Lolly Willowes by Sylvia Townsend Warner
Lolly Willowes is essentially about a spinster who, after years of being used as a babysitter for her various nieces and nephews, makes a pact with Satan and becomes a witch. Y'know, just your classic modern classic storyline. For the most part I did enjoy this book; I thought Laura was a charming protagonist, and while some parts of the story were quite sad other parts were fantastically funny, but I didn't like it as much as I'd hoped I would. The book just got a little too weird for me near the end, which is saying something; I quite like weird books, but this one took such a turn that it suddenly felt like I was reading a different book.
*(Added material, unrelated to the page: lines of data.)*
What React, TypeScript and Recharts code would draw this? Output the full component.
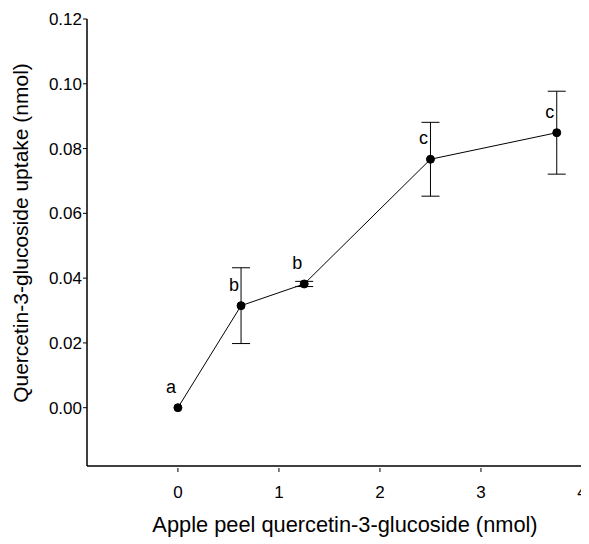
import React from "react";
import { ComposedChart, Line, XAxis, YAxis, ErrorBar, LabelList, Label } from "recharts";

const doses = [0, 0.625, 1.25, 2.5, 3.75];
const uptake = [0.0, 0.0315, 0.0382, 0.0767, 0.0849];
const errors = [0.0, 0.0117, 0.0008, 0.0114, 0.0128];
const letters = ["a", "b", "b", "c", "c"];
const xTicks = [0, 1, 2, 3, 4];
const yTicks = [0, 0.02, 0.04, 0.06, 0.08, 0.1, 0.12];

const data = doses.map((d, i) => ({ x: d, y: uptake[i], err: errors[i], letter: letters[i] }));

const FONT = "'Liberation Sans', Arial, sans-serif";

const XTick = (props: any) => {
  const { x, y, payload } = props;
  return (
    <g>
      <line x1={x} x2={x} y1={y + 2} y2={y + 6} stroke="#000" strokeWidth={1} />
      <text x={x} y={y + 32} textAnchor="middle" fontSize={17} fontFamily={FONT} fill="#000">
        {payload.value}
      </text>
    </g>
  );
};

const LetterLabel = (props: any) => {
  const { x, y, value } = props;
  return (
    <text x={x - 7} y={y - 15} textAnchor="middle" fontSize={18} fontFamily={FONT} fill="#000">
      {value}
    </text>
  );
};

export default function App() {
  return (
    <ComposedChart
      width={581}
      height={536}
      data={data}
      margin={{ top: 11, right: 7, left: 19, bottom: 28 }}
      style={{ fontFamily: FONT }}
    >
      <XAxis
        dataKey="x"
        type="number"
        domain={[-0.9, 4]}
        ticks={xTicks}
        allowDataOverflow
        height={50}
        tickSize={0}
        tickMargin={0}
        tickLine={false}
        axisLine={{ stroke: "#000", strokeWidth: 1.5 }}
        tick={<XTick />}
      >
        <Label
          content={() => (
            <text x={337} y={524} textAnchor="middle" fontSize={21.8} fontFamily={FONT} fill="#000">
              Apple peel quercetin-3-glucoside (nmol)
            </text>
          )}
        />
      </XAxis>
      <XAxis
        xAxisId="top"
        orientation="top"
        dataKey="x"
        type="number"
        domain={[-0.9, 4]}
        height={0}
        tick={false}
        tickLine={false}
        axisLine={{ stroke: "#777", strokeWidth: 1 }}
      />
      <YAxis
        type="number"
        domain={[-0.018, 0.12]}
        ticks={yTicks}
        allowDataOverflow
        width={60}
        tickSize={4}
        tickMargin={1}
        tickFormatter={(v: number) => v.toFixed(2)}
        tick={{ fontSize: 17, fill: "#000", fontFamily: FONT }}
        tickLine={{ stroke: "#000" }}
        axisLine={{ stroke: "#000", strokeWidth: 1.5 }}
      >
        <Label
          content={() => (
            <text
              x={20}
              y={225}
              transform={`rotate(-90, 20, 225)`}
              textAnchor="middle"
              fontSize={21}
              fontFamily={FONT}
              fill="#000"
            >
              Quercetin-3-glucoside uptake (nmol)
            </text>
          )}
        />
      </YAxis>
      <YAxis
        yAxisId="right"
        orientation="right"
        type="number"
        domain={[-0.018, 0.12]}
        width={0}
        tick={false}
        tickLine={false}
        axisLine={{ stroke: "#555", strokeWidth: 1 }}
      />
      <Line
        dataKey="y"
        stroke="#000"
        strokeWidth={1}
        isAnimationActive={false}
        dot={{ r: 4, fill: "#000", stroke: "#000", strokeWidth: 1 }}
        activeDot={false}
      >
        <ErrorBar dataKey="err" direction="y" width={9} stroke="#000" strokeWidth={1} />
        <LabelList dataKey="letter" content={<LetterLabel />} />
      </Line>
    </ComposedChart>
  );
}
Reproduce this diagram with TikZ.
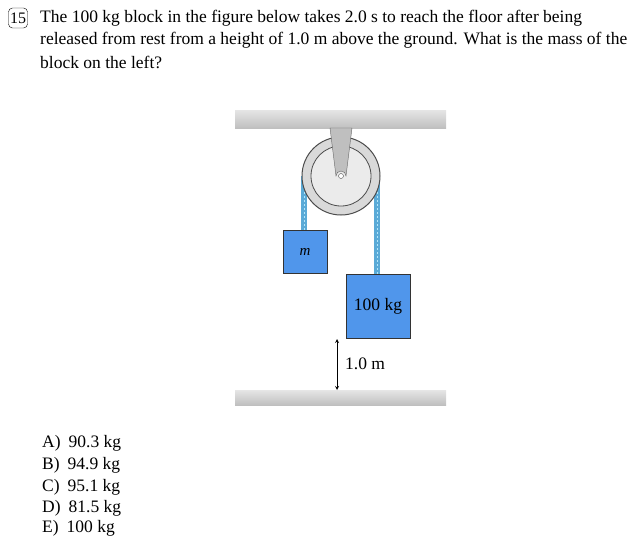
\documentclass[tikz,border=0pt]{standalone}
\usepackage{fontspec}
\setmainfont{Liberation Serif}
\definecolor{blkc}{RGB}{80,150,235}
\definecolor{ropec}{RGB}{90,170,215}
\begin{document}
\begin{tikzpicture}[x=1pt,y=-1pt,
  txt/.style={anchor=west,inner sep=0pt,font=\fontsize{17.5}{20}\selectfont},
  bar/.style={draw=none},
  blk/.style={draw=black!80,fill=blkc,line width=0.8pt},
  rope/.style={draw=ropec,line width=6pt}]
\useasboundingbox (0,0) rectangle (635,541);
\node[draw,rounded corners=4pt,inner sep=1.5pt,minimum height=20pt,font=\fontsize{16}{17}\selectfont] (q) at (18,18) {15};
\node[txt] (l1) at (40,18) {The 100 kg block in the figure below takes 2.0 s to reach the floor after being};
\node[txt] (l2) at (40,40) {released from rest from a height of 1.0 m above the ground. What is the mass of the};
\node[txt] (l3) at (40,62) {block on the left?};
% bars
\fill[bar,top color=black!10,bottom color=black!25] (235,110) rectangle (446,128);
\fill[bar,top color=black!10,bottom color=black!25] (235,390) rectangle (446,405);
% ropes
\draw[rope] (304,176) -- (304,231);
\draw[rope] (377,176) -- (377,275);
\draw[white!70!cyan,line width=0.8pt,dash pattern=on 2pt off 2pt] (304,180) -- (304,231) (377,180) -- (377,275);
% pulley
\node[circle,draw=black!70,line width=1pt,fill=black!15,minimum size=78pt] (p) at (341,176) {};
\node[circle,draw=black!70,line width=0.8pt,fill=black!8,minimum size=60pt] (pi) at (341,176) {};
\fill[black!25,draw=black!60] (330,128) -- (352,128) -- (346,176) arc (0:-180:5) -- cycle;
\node[circle,draw=black!70,fill=white,minimum size=5pt,inner sep=0pt] (hub) at (341,176) {};
% blocks
\node[blk,minimum width=44pt,minimum height=43pt,font=\itshape\fontsize{15}{16}\selectfont] (m) at (305,252) {m};
\node[blk,minimum width=64pt,minimum height=64pt,font=\fontsize{17.5}{18}\selectfont] (M) at (378,306) {100 kg};
\coordinate (a1) at (337,339);
\coordinate (a2) at (337,390);
\draw[<->,>=stealth,thick] (a1) -- (a2);
\node[txt] (h) at (345,364) {1.0 m};
\node[txt] at (42,443) {A)\hspace{8pt}90.3 kg};
\node[txt] at (42,465) {B)\hspace{8pt}94.9 kg};
\node[txt] at (42,487) {C)\hspace{8pt}95.1 kg};
\node[txt] at (42,508) {D)\hspace{8pt}81.5 kg};
\node[txt] at (42,528) {E)\hspace{8pt}100 kg};
\end{tikzpicture}
\end{document}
Stargirl by Jerry Spinelli
Unfortunately I didn't like this one very much. I found my copy of Stargirl in a local charity shop a few years ago for only 99p, and I decided to pick it up because it had been one of those books I'd seen everywhere as a pre-teen. Stargirl basically tells the story of Stargirl, the new girl at school, and how the rest of the school reacts to her... herness. The main character (whose name I've already forgotten) ends up falling for her, and I'm not going to bother explaining the rest because I'm already bored thinking about it.
I can totally see why this is often read in school, and I got what it was saying, but Stargirl was such a Manic Pixie Dream Girl and I'm really not a fan of that trope. If I'd read it when I was younger I think I might have liked it more, but I just feel like Spinelli went a bit too far trying to make Stargirl 'quirky' and 'unique'.
Jane, the Fox & Me by Fanny Britt and Isabelle Arsenault
I was dying to get my hands on this graphic novel as soon as I saw it, and eventually decided to treat myself. I thought it was a beautiful little story, and parts of it, for me, were very emotional because it hit so close to home. Essentially this is a story about a young girl, Hélène, who is being bullied by girls who used to be her friends; in particular they make fun of her appearance and she has terrible body confidence and self-esteem issues. She starts reading Jane Eyre, and Jane helps her. I thought the art style was lovely, and I particularly loved how the sections in the real world were very muted but the sections in which Hélène was reading Jane Eyre were brightly coloured. The only reason this missed out on five stars was because it didn't blow me away, but I think that might be my own fault as I was expecting rather a lot from it!
Have you read any of these? What have you been reading recently?